Personally, I was taught, trained and have 45 years of experience shooting a variety of traditional styles in addition to my world-wide travels competing in FITA competitions and also competing and hunting with a compound and release. A decades long & valued Trad-Shooting friend of mine, Lee, joined us a year and a half ago to assist with and now lead TradTech. We recently published the largest Traditional Archery Catalog in the world featuring 50% more items than any currently available. There are few people or companies as committed and hard-working toward the success, health and promotion of all forms of archery as the family of employees at Lancaster Archery Supply.

TradTech's efforts to enlighten Traditional archers to the many advantages of the Olympic Style ILF (International Limb Fitting) system will be a great advantage and opportunity for the professional and hobbyist bowyers in the USA. With ILF, They can now begin to make beautiful bow risers and limbs that will be interchangeable with thousands of others as part of an accuracy and performance proven standard limb connection system. We applaud the bowyers in the USA and around the world who are passionately crafting their bows with excellence.

EVERY TradTech bow is 100% designed in the USA by me with the input of credentialed engineers, staff and experts in the field. The CNC Machined Aluminum TradTech Titan Riser is 100% made in the USA, except for the brass ILF fitting made by esteemed Spigarelli of Italy. We work with Samick, the world's leading Olympic recurve bowyer in Korea to build our limbs to our specs and design along with the Pinnacle II Wood/Phenolic Riser. Several years ago, Eric Hall(of CT's now bankrupt AIM) sent a Black Widow and a SKY Hawk to Samick AND asked them to duplicate it for the HIM to take to the US market. They were eager to please someone they trusted at the time and made the bows for him under the AIM name. These models have been discontinued by Samick for two years now at my insistance! Every new model of Samick traditional bow is of original engineering and design from Samick with input from archers in the US.
Samick bows provide exceptional and unmatched value for traditional archers.
The 11% Federal Excise Tax (FET) that Fred Bear(and the rest of the archery industry) VOLUNTEERED to pay the Federal Government as an additional to the Pittman-Robertson act to purchase and support Federal Lands forever open to the hunting public is paid each quarter on 100% of every TradTech or Samick bow and all taxable archery equipment that we sell. The FET is to be paid on archery equipment made, imported or sold in the USA. There are many hobbyist bowyers who make a few bows that don't pay FET and that's up to each individual, however every bow we sell has the FET paid on it.

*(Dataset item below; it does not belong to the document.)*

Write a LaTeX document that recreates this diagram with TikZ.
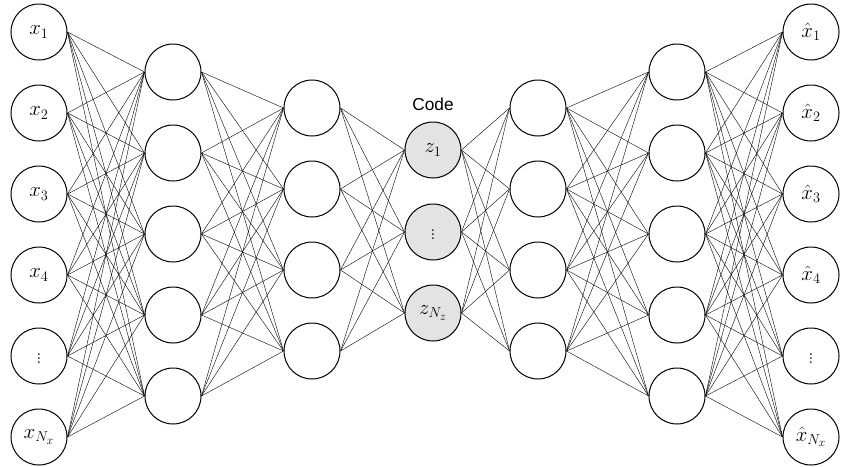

Thank you for the opportunity to set the record straight in a factual manner.

Sincerely, 
Rob

PS: Stew, BTW (I am occasionally offended by deliberate smears and slander, but have a Merry Christmas!)

(From Stew's Post) 
"The bows "TradTech sells are, IMHO a cheap knock off of bows designed by bowyers from North America. The Korean bow manufacturers that carve them out don't even attempt to hide their theft of a true bowyers hard work. AND, since they are not made in the U.S. they are not required to pay that 11% excise tax. Which I can never see as fair trade."


----------



## Stykshooter (Aug 2, 2007)

Tony,

I have owned and shot a good number of the custom bows out there, Robertson, BW, Bighorn, etc. I have never owned a Bob Lee but agree that he has a fine line of bows and have been tempted several times over the years to make a purchase.

I do have a Pinnacle, in addition to my Titan, that I like very much. I got one in after the first of the year with 50 pound long bow limbs on it. I didn't get to shoot it much as my oldest son really liked it and pretty much adopted it as his own right off the bat. I ended up purchasing a second one in late summer with 55 pound long bow limbs on it and have been shooting it quite a bit. 

Mine is reasonably fast and very quiet, especially once you get the brace height up above about 8.5 inches. I think the bow has one of the best feeling grips of any traditional bow I have shot and I have had custom bowyers manufacture grips to my hand and specifications. I shot several deer during early season with my Titan and then switched over to the Pinnacle. I have really been enjoying shooting it and ended up shooting a pretty decent 8 pointer with it a couple weeks ago. As I said, both of the Pinnacles in my house have longbow limbs. I do have two friends who have bought Pinnacles with recurve limbs and they seem to really like their bows. We now have a total of six guys in the area who are shooting Pinnacles.

You can't hardly go wrong with the Pinnacle, especially for the money. You can purchase a bow and an extra set of limbs for what a low end bow from most of the custom bowyers will cost you. A real bonus of having a riser that has ILF connections is that any ILF limb will work on your riser. You can try out a set of your buddy’s limbs on your bow or have one riser with a set of recurve limbs and a set of longbow limbs. The only down side is that you can't get some of the pretty, exotic woods that the custom bowyers offer but if you are more interested in performance the Pinnacle will work out well for you.


----------



## GEREP (May 6, 2003)

Rob:

Thanks for the clarification. Any word on the new ILF riser that you guys have been working on?

KPC


----------



## kbob (Dec 18, 2007)

*also consider limb choices*

Hi TonyU,

I guess another thing to consider is limb choices.
With a custom bow from any bowyer you're kind of locked in to their limbs if you want different draw weights or bow lengths.

With the ILF setup you have a bunch of limb choices regarding draw weight, bow length and limb materials and composition. 

I think a very revealing fact about the utility of the ILF system is that some high end traditional bowyers are now building risers and limbs for the ILF system. And they most likely can build you a set of pretty wood limbs at the draw weight you like.

Good luck and no matter what you get it's not like you're married to it, you can always change or get a different one.


----------